Mientras maneja rumbo a Creel, una vez terminada la carrera de Tatahuichi, se queja de que en México no se apoya el deporte como en Kenia. Le enoja que en algún escritorio quedó archivada la idea de crear un centro de alto rendimiento para indígenas, o sea una escuela-albergue, donde se impartiera educación secundaria a los mejores atletas de resistencia de toda la sierra, con comida gratis.
Su único trabajo extra no sería echar cal a las letrinas, acarrear agua o conseguir leña, sino entrenar. Para introducirlos en la lógica del mercado de piernas, como a los keniatas, que ganan en dólares y muchas veces no regresan a casa.
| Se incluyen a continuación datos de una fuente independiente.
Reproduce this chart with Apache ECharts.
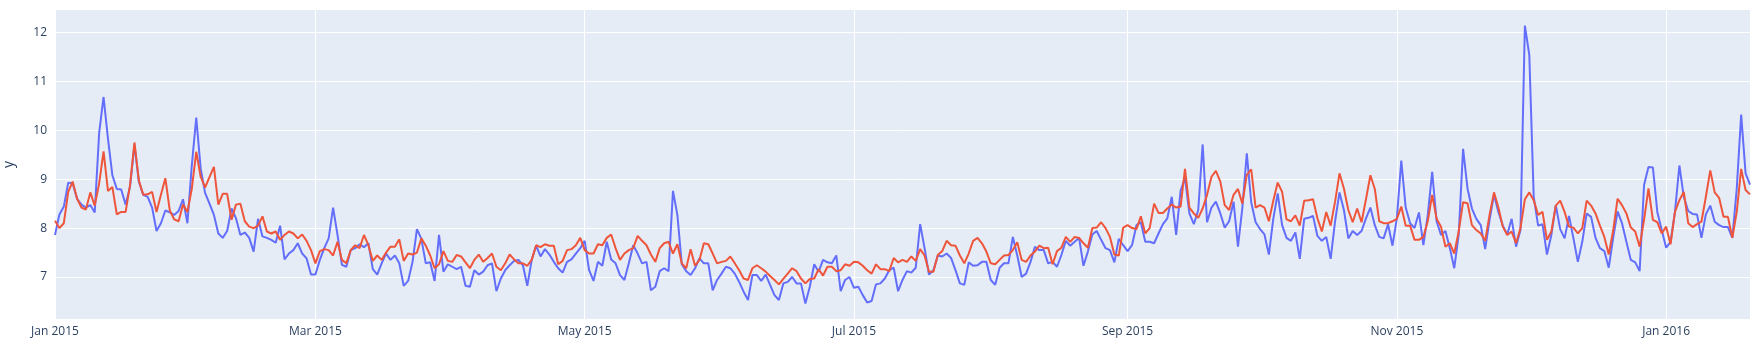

Y sigue su discurso: “¿Qué pasó con el keniano? Que un alemán llegó de vacaciones a Kenia, juntó un grupito de 10 gentes, los preparó para correr y los sacó a carreras y empezaron a ganar y parte de las ganancias de las carreras se van a un centro para preparar a niños”.
Para algunos, el olvido institucional ha salvado a los rarámuris de la inclusión en el mercado de piernas que sufren los keniatas, del síndrome de Chacarito vencido por el alcohol o de Churo pidiendo dinero por posar para las fotos.
¿Y qué pasó con Chacarito, Victoriano o Herrera? ¡Se los acabaron!, ¡los exprimieron! Velos.
* * *
Mi tiempo en la Tarahumara se acaba. Hay muchos rastros de Chacarito pero ninguno sólido. Algunos dicen que está en un rancho lejano, inconsciente de borracho, pero quienes estuvieron en la misma tesgüinada no me saben dar razón de su paradero. Unos sugieren que pida al alcalde que mande policías en su búsqueda y lo traiga aunque sea a la fuerza, para que hable con él. Otros recomiendan que espere hasta las elecciones, porque, casi seguro que bajará, si no a votar, sí a comer de lo que regalen los candidatos. O que, en caso que no llegue, lo vocee por la radio regional.
Ni vocearlo ni encarcelarlo ni esperar a las elecciones me parecen buenas opciones. Yo tengo que seguir con mi viaje, segura de que aún sin haberlo visto ya corrí por su mundo.
*Esta versión de “Los atletas que no van a las olimpíadas” fue publicada en el libro Crónica Núm. 1- 2016 de la Universidad Autónoma de México, editado por Felipe Restrepo Pombo. La primera versión fue publicada originalmente en Gatopardo, núm. 92, julio de 2008.